Les isotopes sont des variantes d’un élément chimique qui contiennent le même nombre de protons dans leur noyau atomique, mais un nombre de neutrons différent.

Les noyaux atomiques ont généralement une forme sphérique ou quasi sphérique. Cependant, pour un élément donné, lorsque le nombre de neutrons change, un changement de forme nucléaire progressif, voire soudain, peut se produire. Il y a 50 ans, une expérience menée auprès d’ISOLDE a révélé que les noyaux des isotopes de mercure changeaient de forme de manière spectaculaire, alternant entre une forme sphérique et la forme très allongée d’un ballon de rugby, au fur et à mesure que le nombre de neutrons augmente ou diminue.

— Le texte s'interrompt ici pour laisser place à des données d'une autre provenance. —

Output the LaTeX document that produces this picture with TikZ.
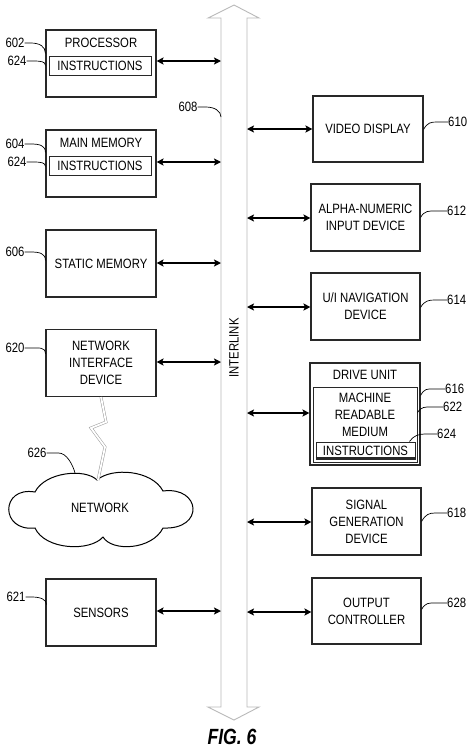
\documentclass[tikz,border=0pt]{standalone}
\usepackage{fontspec}
\setmainfont{Liberation Sans}[FakeStretch=0.84]
\newfontfamily\figfont{Liberation Sans}[FakeStretch=0.8]
\usetikzlibrary{arrows.meta,calc}
\definecolor{boxc}{RGB}{40,40,40}
\definecolor{busc}{RGB}{185,185,185}
\begin{document}
\begin{tikzpicture}[x=1pt,y=-1pt,
  every node/.style={font=\fontsize{13.5}{17}\selectfont, inner sep=0pt, text=black, align=center},
  blk/.style={draw=boxc, line width=1.1pt, minimum width=110pt, minimum height=67pt},
  rblk/.style={draw=boxc, line width=1.1pt, minimum width=109pt, minimum height=67pt},
  ibox/.style={draw=boxc, line width=1pt, minimum width=102pt, minimum height=19pt},
  leader/.style={draw=black, line width=0.7pt},
  biarrow/.style={line width=1.3pt, {Stealth[length=7pt,width=7pt,inset=1.5pt]}-{Stealth[length=7pt,width=7pt,inset=1.5pt]}},
  bus/.style={draw=busc, line width=0.9pt, fill=white},
  bolt/.style={draw=gray!80, line width=0.5pt, double=white, double distance=1.8pt}]
\useasboundingbox (0,0) rectangle (474,750);
\fill[white] (0,0) rectangle (474,750);

% interlink bus
\draw[bus] (221,707) -- (221,18) -- (208,18) -- (234,5) -- (259,18) -- (247,18)
  -- (247,707) -- (259,707) -- (234,720) -- (208,707) -- cycle;
\node[rotate=90] (inter) at (234,348) {INTERLINK};
\coordinate (bL1) at (221,61);
\coordinate (bL2) at (221,162);
\coordinate (bL3) at (221,263);
\coordinate (bL4) at (221,362);
\coordinate (bL5) at (221,611);
\coordinate (bR1) at (247,129);
\coordinate (bR2) at (247,218);
\coordinate (bR3) at (247,307);
\coordinate (bR4) at (247,413);
\coordinate (bR5) at (247,522);
\coordinate (bR6) at (247,612);
\coordinate (b608) at (221,117);

% left column
\node[blk] (proc) at (101,63.5) {};
\node (proct) at (101,43) {PROCESSOR};
\node[ibox] (proci) at (100,65.5) {INSTRUCTIONS};

\node[blk] (mem) at (101,163.5) {};
\node (memt) at (101,143) {MAIN MEMORY};
\node[ibox] (memi) at (100,166) {INSTRUCTIONS};

\node[blk] (stat) at (101,263.5) {STATIC MEMORY};
\node[blk] (nid) at (101,363) {NETWORK\\INTERFACE\\DEVICE};
\node[blk] (sens) at (101,612.5) {SENSORS};

% network cloud
\draw[draw=black, line width=1pt, fill=white]
  (35,492) .. controls (45,472) and (85,468) .. (97,480)
  .. controls (112,467) and (152,470) .. (163,491)
  .. controls (201,486) and (205,530) .. (163,528)
  .. controls (152,550) and (112,552) .. (103,537)
  .. controls (90,552) and (45,550) .. (35,528)
  .. controls (0,532) and (0,486) .. (35,492) -- cycle;
\node (net) at (100,508) {NETWORK};
\coordinate (cloudtop) at (98,480);
\coordinate (cloudleft) at (75,473);
\draw[bolt] (nid.south) -- (106,422) -- (91,428) -- (105,447) -- (cloudtop);

% right column
\node[rblk, minimum width=110pt, minimum height=66pt] (vid) at (368,129) {VIDEO DISPLAY};
\node[rblk] (alpha) at (365.5,217.5) {ALPHA-NUMERIC\\INPUT DEVICE};
\node[rblk] (ui) at (365.5,306.5) {U/I NAVIGATION\\DEVICE};
\node[draw=boxc, line width=1.1pt, minimum width=110pt, minimum height=102pt] (drive) at (365,414) {};
\node (drivet) at (365,375) {DRIVE UNIT};
\node[draw=boxc, line width=1pt, minimum width=104pt, minimum height=75pt] (mrm) at (365,424.5) {};
\node (mrmt) at (365,415) {MACHINE\\READABLE\\MEDIUM};
\node[draw=boxc, line width=1pt, minimum width=99pt, minimum height=17pt] (dins) at (365.5,450.5) {INSTRUCTIONS};
\draw[draw=boxc, line width=2.2pt] ([yshift=1.1pt]dins.south west) -- ([yshift=1.1pt]dins.south east);
\node[rblk] (sig) at (366.5,521.5) {SIGNAL\\GENERATION\\DEVICE};
\node[rblk, minimum height=66pt] (outc) at (366.5,611) {OUTPUT\\CONTROLLER};

\node (fig) at (232,737) {\fontsize{22}{24}\figfont\bfseries\itshape FIG. 6};

% connectors
\draw[biarrow] (bL1 -| proc.east) -- (bL1);
\draw[biarrow] (bL2 -| mem.east) -- (bL2);
\draw[biarrow] (bL3 -| stat.east) -- (bL3);
\draw[biarrow] (bL4 -| nid.east) -- (bL4);
\draw[biarrow] (bL5 -| sens.east) -- (bL5);
\draw[biarrow] (bR1) -- (bR1 -| vid.west);
\draw[biarrow] (bR2) -- (bR2 -| alpha.west);
\draw[biarrow] (bR3) -- (bR3 -| ui.west);
\draw[biarrow] (bR4) -- (bR4 -| drive.west);
\draw[biarrow] (bR5) -- (bR5 -| sig.west);
\draw[biarrow] (bR6) -- (bR6 -| outc.west);

% reference labels, left
\node (l602) at (15,43) {602};
\node (l624a) at (17,61) {624};
\node (l604) at (15,144) {604};
\node (l624b) at (17,162) {624};
\node (l606) at (15,252) {606};
\node (l620) at (15,348) {620};
\node (l626) at (37,453) {626};
\node (l621) at (16,597) {621};
\node (l608) at (188,107) {608};

\draw[leader] (l602.east) -- ++(6,0) .. controls +(9,0) and +(0,-7) .. ($(proc.north west)+(0,24)$);
\draw[leader] (l624a.east) -- ++(6,0) .. controls +(8,0) and +(0,-4) .. ($(proc.north west)+(0,36)$);
\draw[leader] (l604.east) -- ++(6,0) .. controls +(9,0) and +(0,-7) .. ($(mem.north west)+(0,23)$);
\draw[leader] (l624b.east) -- ++(6,0) .. controls +(8,0) and +(0,-4) .. ($(mem.north west)+(0,37)$);
\draw[leader] (l606.east) -- ++(6,0) .. controls +(9,0) and +(0,-7) .. ($(stat.north west)+(0,31)$);
\draw[leader] (l620.east) -- ++(6,0) .. controls +(9,0) and +(0,-7) .. ($(nid.north west)+(0,25)$);
\draw[leader] (l626.east) -- ++(12,0) .. controls +(8,0) and +(-2,-8) .. (cloudleft);
\draw[leader] (l621.east) -- ++(6,0) .. controls +(9,0) and +(0,-5) .. ($(sens.north west)+(1,26)$);
\draw[leader] (l608.east) -- ++(8,0) .. controls +(9,0) and +(0,-6) .. (b608);

% reference labels, right
\node[anchor=west] (l610) at (448,122) {610};
\node[anchor=west] (l612) at (447,211) {612};
\node[anchor=west] (l614) at (447,300) {614};
\node[anchor=west] (l616) at (445,389) {616};
\node[anchor=west] (l622) at (443,407) {622};
\node[anchor=west] (l624c) at (437,434) {624};
\node[anchor=west] (l618) at (447,513) {618};
\node[anchor=west] (l628) at (447,603) {628};

\draw[leader] ($(vid.north east)+(0,34)$) .. controls +(4,-7) and +(-6,0) .. ($(l610.west)+(-11,0)$) -- (l610.west);
\draw[leader] ($(alpha.north east)+(0,34)$) .. controls +(4,-7) and +(-6,0) .. ($(l612.west)+(-12,0)$) -- (l612.west);
\draw[leader] ($(ui.north east)+(0,35)$) .. controls +(4,-7) and +(-6,0) .. ($(l614.west)+(-12,0)$) -- (l614.west);
\draw[leader] ($(drive.north east)+(0,33)$) .. controls +(4,-7) and +(-6,0) .. ($(l616.west)+(-12,0)$) -- (l616.west);
\draw[leader] ($(mrm.north east)+(0,26)$) .. controls +(4,-6) and +(-6,0) .. ($(l622.west)+(-12,0)$) -- (l622.west);
\draw[leader] ($(dins.north east)+(-6,0)$) .. controls +(4,-6) and +(-6,0) .. ($(l624c.west)+(-12,0)$) -- (l624c.west);
\draw[leader] ($(sig.north east)+(0,34)$) .. controls +(4,-7) and +(-6,0) .. ($(l618.west)+(-12,0)$) -- (l618.west);
\draw[leader] ($(outc.north east)+(0,32)$) .. controls +(4,-7) and +(-6,0) .. ($(l628.west)+(-12,0)$) -- (l628.west);
\end{tikzpicture}
\end{document}
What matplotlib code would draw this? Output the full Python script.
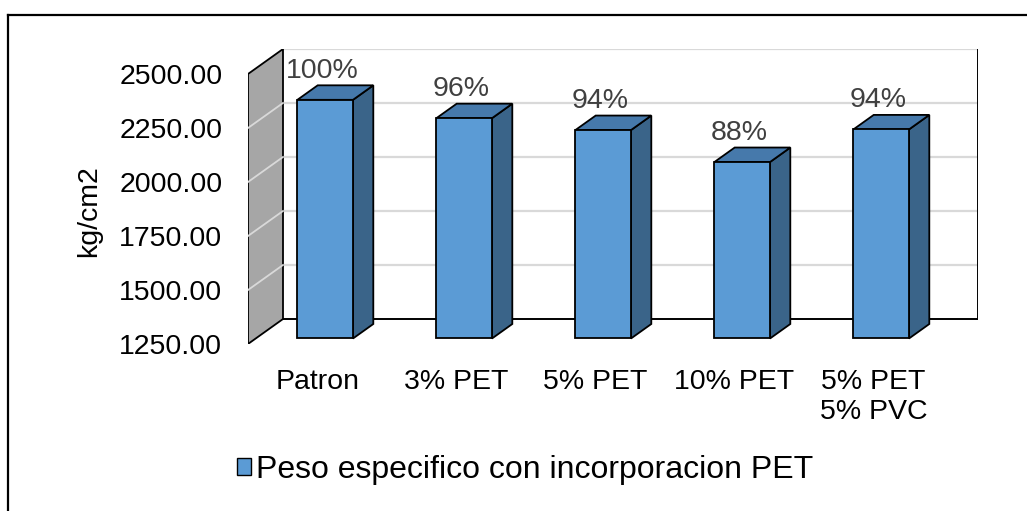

Cette découverte, l’une des plus remarquables faite en physique nucléaire au cours des 50 dernières années, intrigue les scientifiques qui, depuis, se demandent si des éléments autres que le mercure connaissent également ce phénomène inhabituel d’« alternance de forme ».

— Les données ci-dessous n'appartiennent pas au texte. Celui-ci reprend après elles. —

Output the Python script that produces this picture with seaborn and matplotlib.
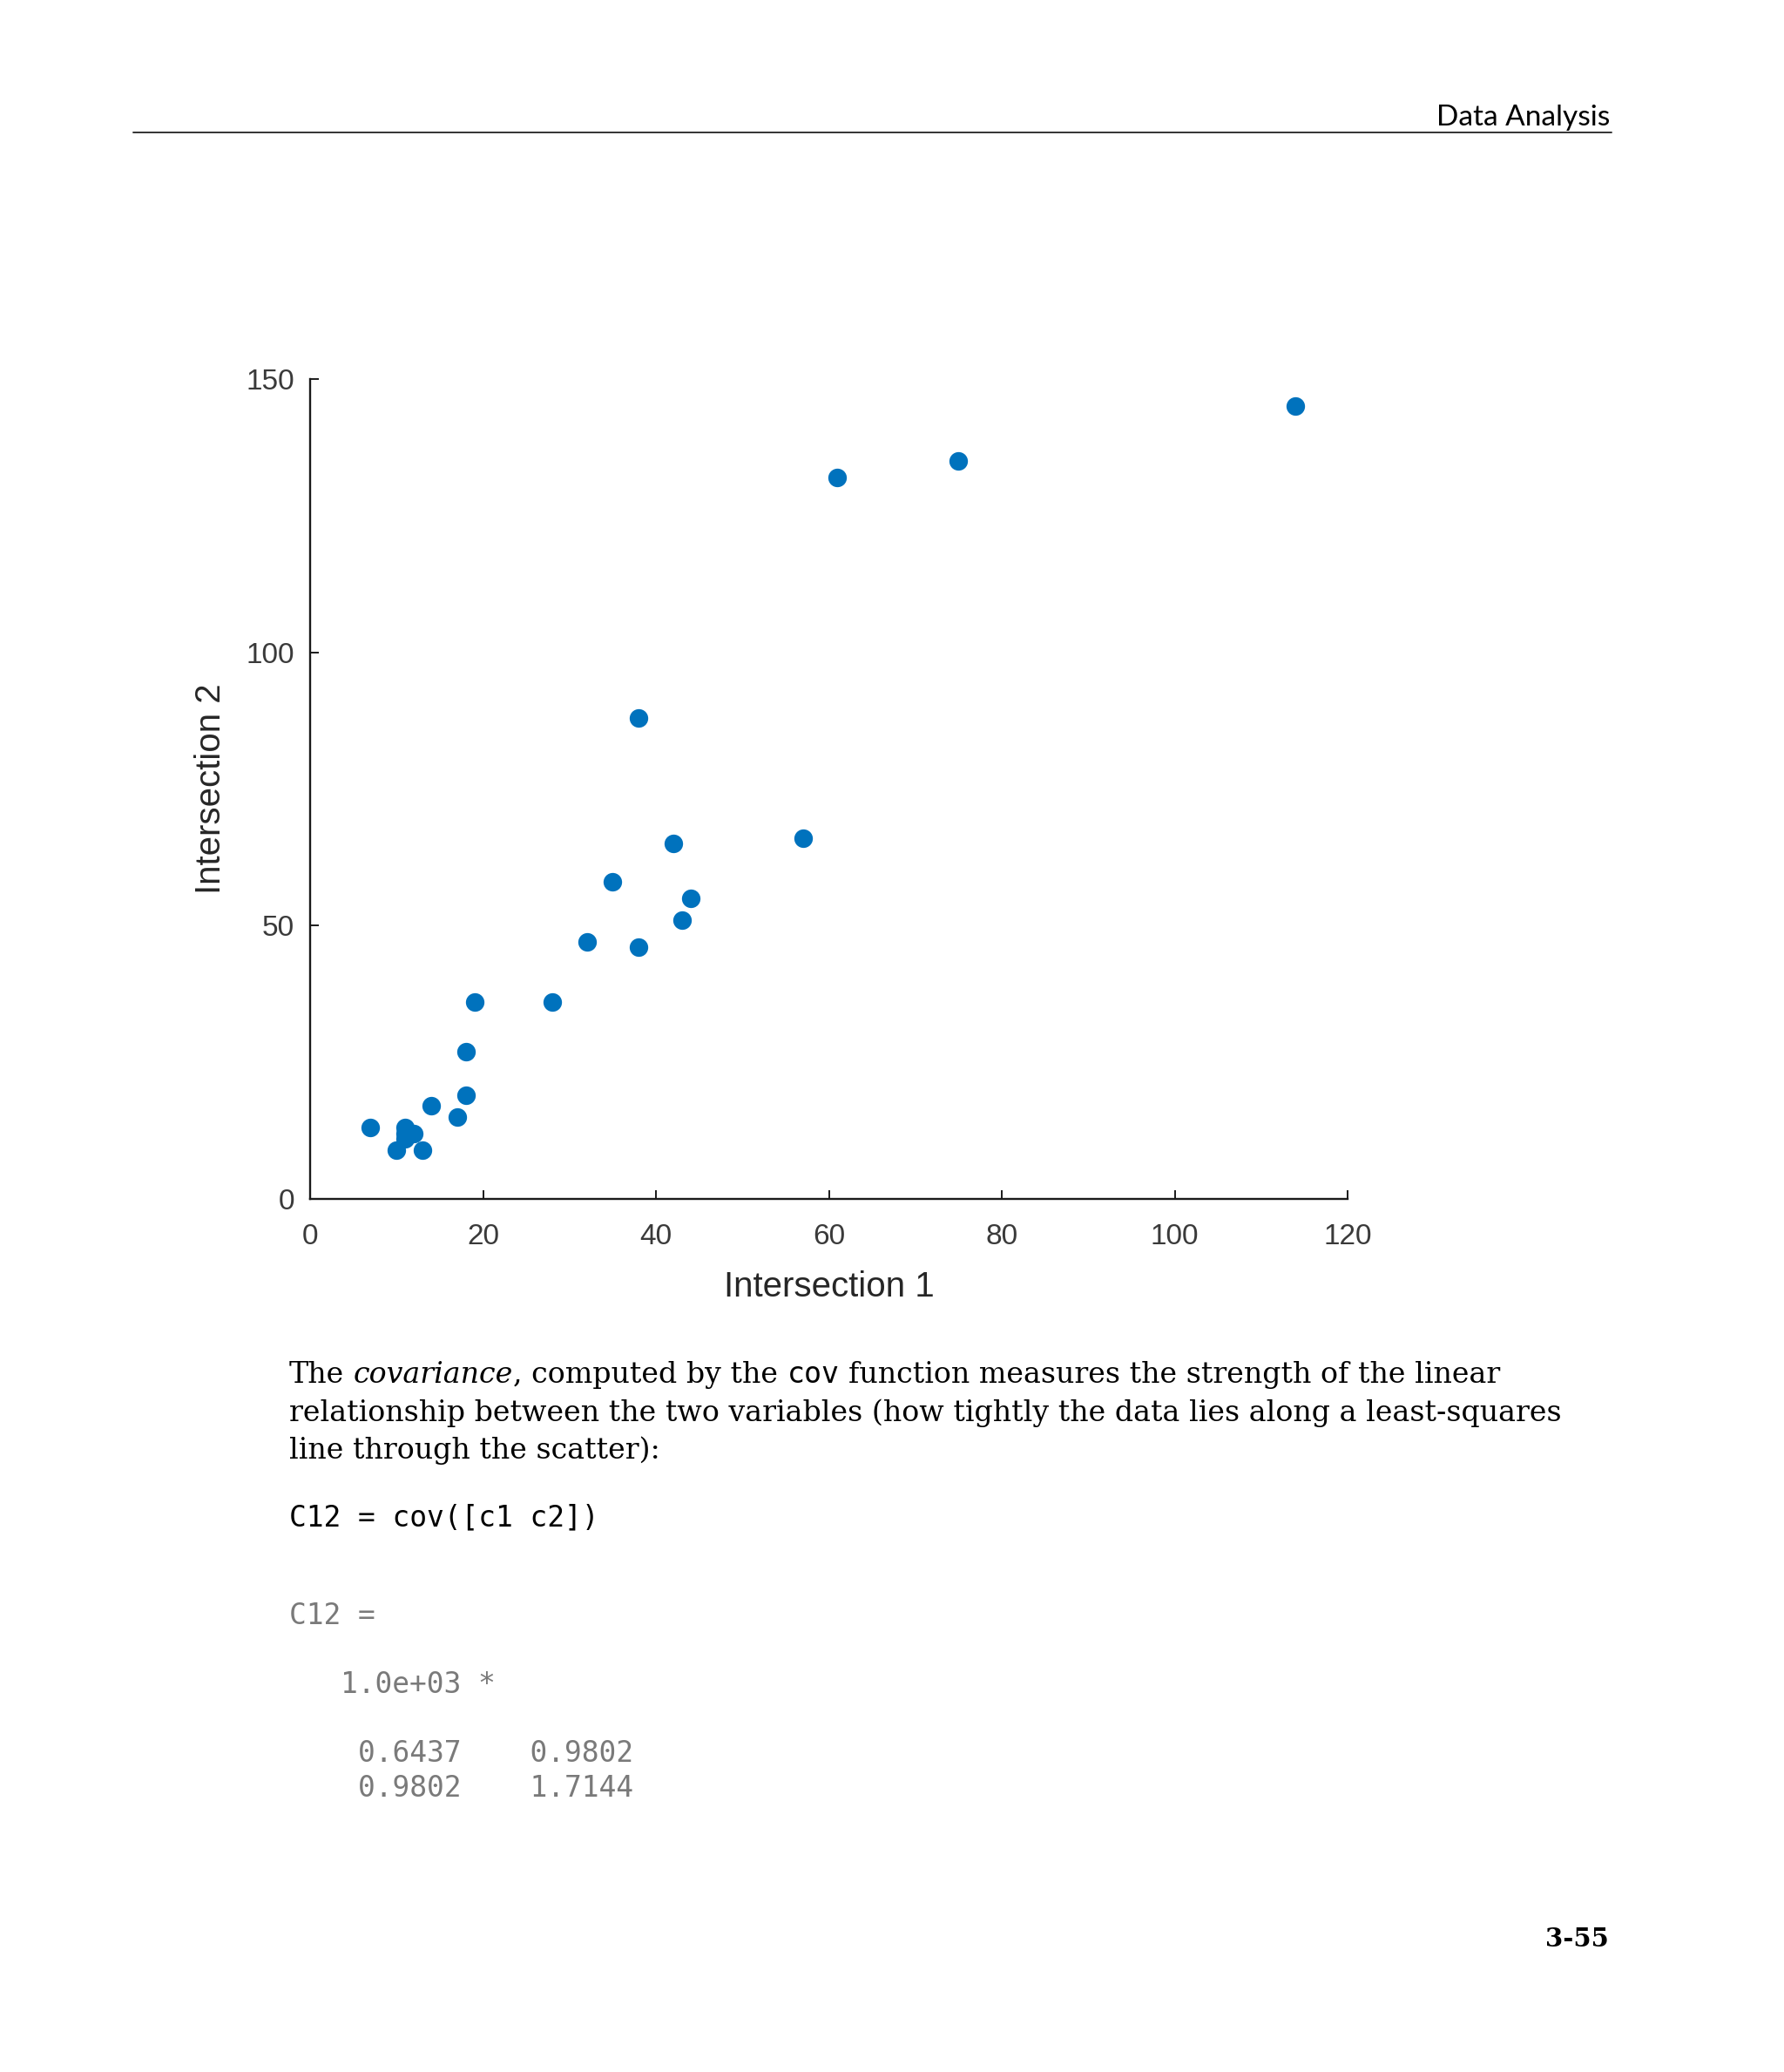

La nouvelle étude menée auprès d’ISOLDE, l’installation où le phénomène a été découvert, apporte aujourd’hui une réponse à cette question. En utilisant la source ultrasensible d’ions RILIS (Resonance Ionisation Laser Ion Source) d’ISOLDE, l’équipe à l’origine de l’étude a montré que les isotopes de bismuth connaissent également une alternance de forme.

Plus précisément, en examinant les noyaux de bismuth produits à un rythme faible, et difficile à atteindre, de moins d’un atome par seconde, l’équipe a découvert que le noyau du bismuth-188, qui compte 83 protons et 105 neutrons, a un rayon bien plus grand que ceux de ses noyaux voisins les plus proches, le bismuth-189, qui a un neutron de plus, et le bismuth-187, qui a un neutron de moins. Il est intéressant de noter que cette forte augmentation du rayon, qui traduit un changement de forme des isotopes (qui passent d’une forme sphérique à la forme très allongée d’un ballon de rugby) se produit lorsque le noyau a 105 neutrons, soit le nombre de neutrons auquel l’alternance de forme commence dans le cas des isotopes du mercure.

« Rien ne permettait de prévoir, sur le plan théorique ou expérimental, que les noyaux de bismuth présenteraient également une alternance de forme, explique Bruce Marsh du CERN et co-auteur de l’étude. Il est particulièrement difficile de produire et d’étudier des noyaux de bismuth aussi légers, et nos meilleures théories de physique nucléaire ne permettent pas de prédire la forme de ces noyaux, ni celle des autres noyaux complexes. »

Autre aspect tout aussi remarquable, l’équipe a mis en place une collaboration unique comprenant une dizaine de groupes spécialisés en théorie atomique, venant de cinq continents, afin d’identifier des propriétés nucléaires à partir des mesures d’ISOLDE. Dans le même temps, les chercheurs ont effectué des calculs théoriques avancés en physique nucléaire, ouvrant la voie à la compréhension du phénomène d’alternance de forme.

« Nous ne savons pas si nous trouverons un autre exemple d’alternance de forme, mais une chose est sûre, ce phénomène n’est plus propre aux isotopes du mercure », conclut Bruce Marsh.